Scenario Average Final Salary Service Years Annual Pension at Age 60 Total Contributions (Employee + Employer)
Standard Career $85,000 28 $47,600 $390,000
Late Career Peak $98,000 32 $62,720 $470,000
Early Exit $78,000 25 $35,100 (with penalty) $320,000

This comparison highlights how average salary and service accumulate. Teachers who remain beyond 30 years not only increase service but often maximize their five-year average salary, boosting pension replacement ratios. The calculator lets you model those scenarios instantly.

Integrating MTS Pension with Other Retirement Income

Because TRAF is a defined benefit plan, it integrates with other retirement sources such as the Canada Pension Plan (CPP) and Old Age Security (OAS). Strategically combining the MTS benefit with personal savings provides more certainty. Here are key strategies:

1. Coordinate CPP Start Date

CPP may be taken as early as age 60, but payments are reduced permanently if started before 65. Suppose your MTS pension replacement rate is 55 percent of salary. You might defer CPP until 65 to boost lifetime income and rely on personal savings to bridge the gap.

2. Use Tax-Free Savings for Early Retirement

Tax-Free Savings Accounts (TFSAs) can provide flexible cash flow. If you retire at 57, your MTS pension is reduced until age 60, but TFSA withdrawals can supplement income without triggering higher tax brackets. The calculator shows how big the reduction will be so you can decide how much to withdraw from savings.

3. Consider Partial or Phased Retirement

Manitoba school divisions sometimes offer reduced workload arrangements.

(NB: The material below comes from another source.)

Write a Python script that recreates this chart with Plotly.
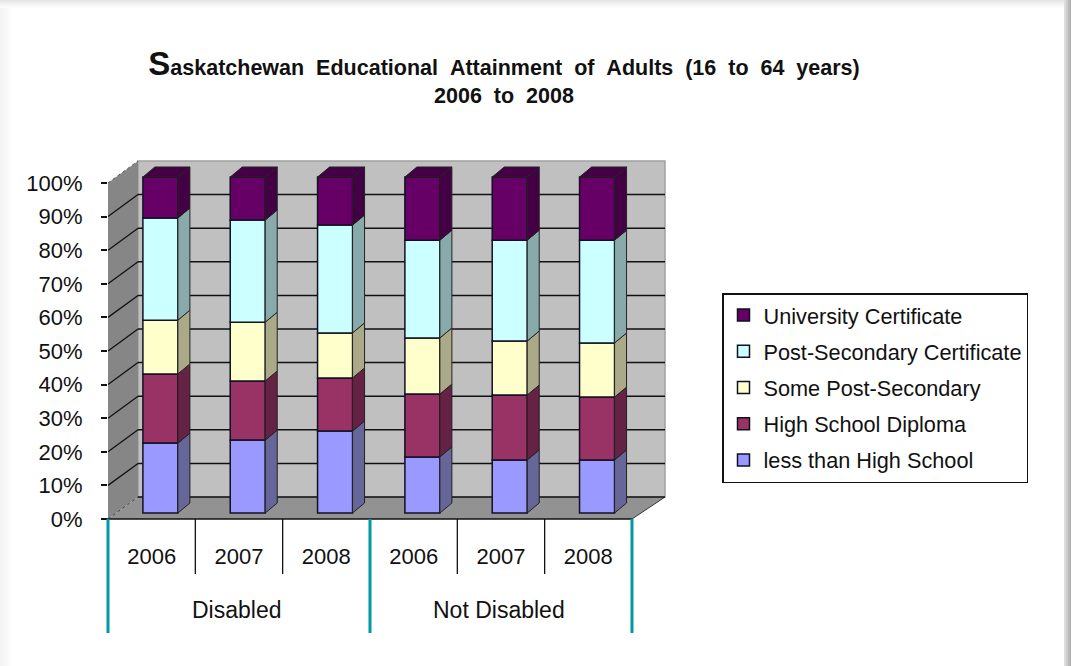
import plotly.graph_objects as go

# ---- data (share of adults, %) ----
years = ["2006", "2007", "2008", "2006", "2007", "2008"]
groups = ["Disabled", "Not Disabled"]
less_than_hs = [20.8, 21.7, 24.4, 16.7, 15.8, 15.8]
hs_diploma = [20.6, 17.6, 15.8, 18.7, 19.3, 18.7]
some_ps = [16.0, 17.5, 13.4, 16.7, 16.1, 16.1]
ps_cert = [30.4, 30.4, 32.1, 29.1, 30.0, 30.6]
univ = [12.2, 12.8, 14.3, 18.8, 18.8, 18.8]
yticks = list(range(0, 101, 10))

series = [
    ("less than High School", less_than_hs, "#9999FF", "#666699", 5),
    ("High School Diploma", hs_diploma, "#993366", "#662244", 4),
    ("Some Post-Secondary", some_ps, "#FFFFCC", "#AAAA88", 3),
    ("Post-Secondary Certificate", ps_cert, "#CCFFFF", "#88AAAA", 2),
    ("University Certificate", univ, "#660066", "#440044", 1),
]

W, H = 1071, 666
X0, XU = 108, 87.33      # pixel of x=0, pixels per category
Y0, YU = 519, 3.36       # pixel of y=0, pixels per percent
XMAX, YMIN, YMAX = 6.45, -1.0, 107.5
px_l, px_r = X0, X0 + XMAX * XU
px_b, px_t = Y0 - YMIN * YU, Y0 - YMAX * YU

WALL_DX, WALL_DY = 30 / XU, 22 / YU     # depth of the chart box
BAR_DX, BAR_DY = 12 / XU, 10 / YU       # depth of a bar
BAR_W = 35 / XU
BAR_OFF_X, BAR_OFF_Y = 0.1, 6 / YU      # bars stand inside the floor

fx = lambda p: p / W
fy = lambda p: 1 - p / H

fig = go.Figure()

# front faces and 3-D side faces
base = [BAR_OFF_Y] * 6
for name, vals, col, dark, rank in series:
    xs = [i + 0.5 + BAR_OFF_X for i in range(6)]
    fig.add_trace(go.Bar(
        x=xs, y=vals, base=base, width=BAR_W, name=name, legendgroup=name, legendrank=rank,
        marker=dict(color=col, line=dict(color="#111122", width=1.5)),
    ))
    sx, sy = [], []
    for x, b, v in zip(xs, base, vals):
        r = x + BAR_W / 2
        sx += [r, r + BAR_DX, r + BAR_DX, r, r, None]
        sy += [b, b + BAR_DY, b + v + BAR_DY, b + v, b, None]
    fig.add_trace(go.Scatter(
        x=sx, y=sy, mode="lines", fill="toself", fillcolor=dark,
        line=dict(color="#222222", width=1), showlegend=False, hoverinfo="skip",
    ))
    base = [b + v for b, v in zip(base, vals)]

# top caps of the stacks
tx, ty = [], []
for i, t in enumerate(base):
    l = i + 0.5 + BAR_OFF_X - BAR_W / 2
    r = l + BAR_W
    tx += [l, l + BAR_DX, r + BAR_DX, r, l, None]
    ty += [t, t + BAR_DY, t + BAR_DY, t, t, None]
fig.add_trace(go.Scatter(
    x=tx, y=ty, mode="lines", fill="toself", fillcolor=series[-1][3],
    line=dict(color="#222222", width=1), showlegend=False, hoverinfo="skip",
))

shapes = []


def poly(xs, ys, fill, line=None, width=0, dash=None):
    path = "M" + "L".join(f"{x},{y}" for x, y in zip(xs, ys)) + "Z"
    shapes.append(dict(type="path", path=path, xref="x", yref="y", layer="below",
                       fillcolor=fill, line=dict(color=line or fill, width=width, dash=dash)))


# page card shading
for i, c in enumerate(["#f4f4f4", "#f7f7f7", "#fafafa", "#fdfdfd"]):
    shapes.append(dict(type="rect", xref="paper", yref="paper", layer="below",
                       x0=fx(3 * i), x1=fx(3 * i + 3), y0=0, y1=1, fillcolor=c, line_width=0))
for i, c in enumerate(["#e6e6e6", "#eeeeee", "#f5f5f5", "#fbfbfb"]):
    shapes.append(dict(type="rect", xref="paper", yref="paper", layer="below",
                       x0=0, x1=1, y0=fy(2 * i + 2), y1=fy(2 * i), fillcolor=c, line_width=0))
for i, c in enumerate(["#dddddd", "#cccccc", "#bbbbbb", "#aaaaaa"]):
    shapes.append(dict(type="rect", xref="paper", yref="paper", layer="below",
                       x0=fx(1064 + 2 * i), x1=fx(1066 + 2 * i if i < 3 else W), y0=0, y1=1,
                       fillcolor=c, line_width=0))

# chart box
bx0 = WALL_DX
bx1 = (665 - X0) / XU
ftop = 100 + WALL_DY
poly([bx0, bx1, bx1, bx0], [WALL_DY, WALL_DY, ftop, ftop], "#C0C0C0", "#A0A0A0", 1.5)
poly([0, bx0, bx0, 0], [0, WALL_DY, ftop, 100], "#868686")
poly([0, bx0, bx1, (632 - X0) / XU], [0, WALL_DY, WALL_DY, 0], "#929292")
shapes.append(dict(type="line", xref="x", yref="y", layer="below", x0=0, y0=100, x1=bx0, y1=ftop,
                   line=dict(color="#555555", width=1, dash="dot")))
shapes.append(dict(type="line", xref="x", yref="y", layer="below", x0=(632 - X0) / XU, y0=0, x1=bx1, y1=WALL_DY,
                   line=dict(color="#333333", width=1)))
for t in yticks:
    if t == 100:
        continue
    if t > 0:
        shapes.append(dict(type="line", xref="x", yref="y", layer="below", x0=0, y0=t, x1=bx0, y1=t + WALL_DY,
                           line=dict(color="#111111", width=1.3)))
    else:
        shapes.append(dict(type="line", xref="x", yref="y", layer="below", x0=0, y0=t, x1=bx0, y1=t + WALL_DY,
                           line=dict(color="#444444", width=1, dash="dot")))
    shapes.append(dict(type="line", xref="x", yref="y", layer="below", x0=bx0, y0=t + WALL_DY, x1=bx1, y1=t + WALL_DY,
                       line=dict(color="#111111", width=1.5)))

# category axis: baseline, separators, group dividers
shapes.append(dict(type="line", xref="paper", yref="paper", x0=fx(102), x1=fx(632), y0=fy(Y0), y1=fy(Y0),
                   line=dict(color="#111111", width=1.5)))
for i in (1, 2, 4, 5):
    px = X0 + i * XU
    shapes.append(dict(type="line", xref="paper", yref="paper", x0=fx(px), x1=fx(px), y0=fy(Y0), y1=fy(574),
                       line=dict(color="#111111", width=1.3)))
for i in (0, 3, 6):
    px = X0 + i * XU
    shapes.append(dict(type="line", xref="paper", yref="paper", x0=fx(px), x1=fx(px), y0=fy(Y0), y1=fy(633),
                       line=dict(color="#0097A7", width=3)))

annotations = [
    dict(text=g, xref="paper", yref="paper", x=fx(X0 + (1.5 + 3 * i) * XU - 2), y=fy(610), xanchor="center",
         yanchor="middle", showarrow=False, font=dict(family="Liberation Sans, Arial", size=23, color="#111111"))
    for i, g in enumerate(groups)
]

fig.update_layout(
    width=W, height=H, margin=dict(l=0, r=0, t=0, b=0, pad=0), autosize=False,
    paper_bgcolor="white", plot_bgcolor="rgba(0,0,0,0)",
    barmode="overlay", shapes=shapes, annotations=annotations,
    font=dict(family="Liberation Sans, Arial", color="#111111"),
    title=dict(
        text="<b><span style='font-size:33px'>S</span>askatchewan&nbsp;&nbsp;Educational&nbsp;&nbsp;Attainment&nbsp;&nbsp;"
             "of&nbsp;&nbsp;Adults&nbsp;&nbsp;(16&nbsp;&nbsp;to&nbsp;&nbsp;64&nbsp;&nbsp;years)<br>"
             "2006&nbsp;&nbsp;to&nbsp;&nbsp;2008</b>",
        x=504 / W, xanchor="center", xref="paper", y=1 - 75 / H, yanchor="bottom", yref="paper",
        font=dict(size=21.5, color="#111111", family="Liberation Sans, Arial"),
    ),
    xaxis=dict(
        domain=[fx(px_l), fx(px_r)], range=[0, XMAX], showgrid=False, zeroline=False, automargin=False,
        tickmode="array", tickvals=[i + 0.5 for i in range(6)], ticktext=years,
        ticks="outside", ticklen=14, tickcolor="rgba(0,0,0,0)", tickwidth=1,
        tickfont=dict(size=22, color="#111111"), showline=False,
    ),
    yaxis=dict(
        domain=[fy(px_b), fy(px_t)], range=[YMIN, YMAX], showgrid=False, zeroline=False, automargin=False,
        tickmode="array", tickvals=yticks, ticktext=[f"{t}%" for t in yticks],
        ticks="outside", ticklen=6, tickcolor="#111111", tickwidth=1.5,
        tickfont=dict(size=22, color="#111111"), ticklabelstandoff=14, showline=False,
    ),
    legend=dict(
        x=722 / W, y=1 - 293 / H, xanchor="left", yanchor="top",
        bgcolor="white", bordercolor="#111111", borderwidth=1.5,
        tracegroupgap=5,
        font=dict(size=21.7, color="#111111"),
    ),
)

fig.write_html(
    "out.html",
    config={"displayModeBar": False, "responsive": False},
    default_width=f"{W}px", default_height=f"{H}px",
    post_script="document.body.style.margin='0';document.body.style.overflow='hidden';",
)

Working part-time preserves some salary and service, while allowing additional years for the average salary to grow. Our tool illustrates the benefits of pushing the retirement age closer to 60.

Impact of Cost-of-Living Adjustments

Inflation erodes purchasing power. The TRAF plan has historically provided partial indexing, depending on investment performance. To illuminate the long-term consequences, the calculator offers guaranteed COLA assumptions from zero to 1.5 percent.

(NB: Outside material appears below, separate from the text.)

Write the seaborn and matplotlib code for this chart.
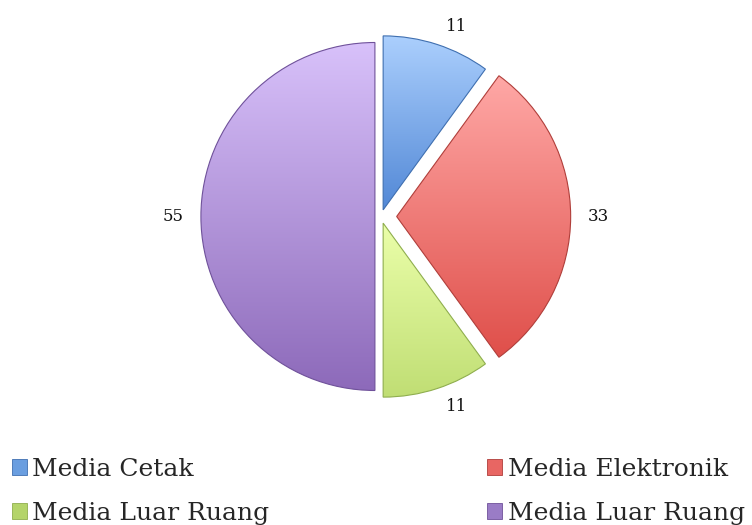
import numpy as np
import matplotlib
matplotlib.use("Agg")
import matplotlib.pyplot as plt
from matplotlib.patches import Patch
from matplotlib.colors import to_rgb
import seaborn as sns

# ---- data ----
categories = ["Media Cetak", "Media Elektronik", "Media Luar Ruang", "Media Luar Ruang"]
values = [11, 33, 11, 55]
explode = [0.04, 0.09, 0.04, 0.035]
top_colors = ["#abcffd", "#ffa8a6", "#ebffaa", "#d8c1fa"]
bottom_colors = ["#5288d6", "#df4f4a", "#c0de74", "#8d6aba"]
mid_colors = ["#6a9ee0", "#e86663", "#b4d46a", "#9a7cc6"]
edge_colors = ["#3f6fb0", "#b03e3a", "#8fae4e", "#6f519a"]

sns.set_theme(style="white")
plt.rcParams["font.family"] = ["DejaVu Serif"]

W, H = 752, 525
fig = plt.figure(figsize=(W / 100, H / 100), dpi=100)
ax = fig.add_axes([0, 0, 1, 1])

R = 174.0
cx, cy = 381.0, 216.5
total = sum(values)

wedges, texts, autotexts = ax.pie(
    values, explode=explode, startangle=90, counterclock=False,
    radius=1.0, autopct=lambda p: f"{int(round(p * total / 100))}",
    pctdistance=1.16, colors=mid_colors,
    wedgeprops=dict(linewidth=0.8),
    textprops=dict(fontsize=12, color="#111111"),
)

for w, at, tc, bc, ec in zip(wedges, autotexts, top_colors, bottom_colors, edge_colors):
    ext = w.get_path().get_extents()
    t = np.array(to_rgb(tc)); b = np.array(to_rgb(bc))
    n = 256
    s = np.linspace(0, 1, n)[:, None]
    grad = (b * (1 - s) + t * s)[:, None, :]
    im = ax.imshow(grad, extent=[ext.x0, ext.x1, ext.y0, ext.y1], origin="lower",
                   aspect="auto", interpolation="bilinear", zorder=1)
    im.set_clip_path(w)
    w.set_facecolor("none")
    w.set_edgecolor(ec)
    w.set_zorder(2)
    mid = np.deg2rad((w.theta1 + w.theta2) / 2)
    if abs(np.cos(mid)) < 0.6:
        at.set_horizontalalignment("left")
        at.set_verticalalignment("top" if np.sin(mid) > 0 else "bottom")

ax.set_aspect("auto")
ax.set_xlim(-cx / R, (W - cx) / R)
ax.set_ylim(-(H - cy) / R, cy / R)
ax.axis("off")

# legend: column-major order -> [blue, green] then [red, purple]
order = [0, 2, 1, 3]
handles = [Patch(facecolor=mid_colors[i], edgecolor=edge_colors[i], linewidth=0.6) for i in order]
labels = [categories[i] for i in order]
fig.legend(handles, labels, ncol=2, loc="upper left",
           bbox_to_anchor=(12 / W, 1 - 458 / H), frameon=False,
           fontsize=18, handlelength=0.6, handleheight=0.6,
           handletextpad=0.22, columnspacing=8.7, labelspacing=0.84,
           borderpad=0, borderaxespad=0)

fig.savefig("out.png", dpi=100)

CPI Scenario Assumed COLA Pension in Year 1 Pension in Year 15 Real Purchasing Power
Low Inflation 0.5% $55,000 $59,239 Maintained if CPI stays under 1%
Moderate Inflation 1% $55,000 $63,732 Preserves power if CPI averages 2%
No Indexing 0% $55,000 $55,000 Declines significantly after a decade

As the table indicates, even a small cost-of-living adjustment compounds meaningfully over long retirements. Teachers should monitor TRAF COLA announcements and consider personal investments to hedge against inflation.

Policy Context and Resources

The MTS pension operates within provincial legislation and actuarial guidelines. To verify contribution rates, plan health, and legal nuances, review original documentation. The Manitoba Education and Early Childhood Learning portal provides official updates on teacher compensation, while the Government of Canada CPP page explains how federal pensions integrate with provincial plans. For actuarial reports and investment insights, the University of Toronto actuarial resources offer deep dives into defined benefit sustainability models.

Staying informed ensures you can take action if legislation changes the benefit formula, indexing rules, or contribution rates. Historical reforms have increased employee contributions, introduced shared-risk arrangements, and altered early retirement provisions. Professionals nearing retirement should consult with TRAF advisors or credentialed financial planners to interpret the numbers generated by the calculator in light of personal goals.

Advanced Planning Tips

Maximizing Service Credits

Teachers who take parental leave or sabbaticals can often purchase service for those periods. Purchasing past service may cost thousands upfront but can yield a higher lifetime pension. Use the calculator to assess whether the additional service credit meaningfully increases annual income.

Incorporating Survivor Benefits

TRAF pays survivor pensions to eligible spouses or partners. While our calculator focuses on single-life benefits, you can adjust the benefit multiplier downward manually if you anticipate choosing a survivor option. Typically, a 60 percent survivor benefit reduces the initial pension by about 6 to 8 percent.

Tax Considerations

Manitoba tax brackets and federal taxes influence your net retirement income. Because pension income is fully taxable, understanding how your gross pension interacts with CPP, OAS, and withdrawals from registered plans is essential. Pension income splitting with a spouse can reduce taxes, particularly once you reach age 65.

Setting up the calculator with realistic assumptions and reviewing the output annually gives you a proactive view. By iterating over multiple retirement ages or service years, you gain insight into how each additional year of work translates into higher lifetime income. Armed with data, you can make confident decisions about contract negotiations, leave strategies, and savings plans.

Ultimately, your pension is one of the most valuable assets you possess. With multi-decade retirement horizons, small changes in assumptions can create large swings in total lifetime income. The premium calculator here integrates all the crucial factors, while the guidance above ensures you interpret the results within the broader context of Manitoba’s education system and provincial retirement policies.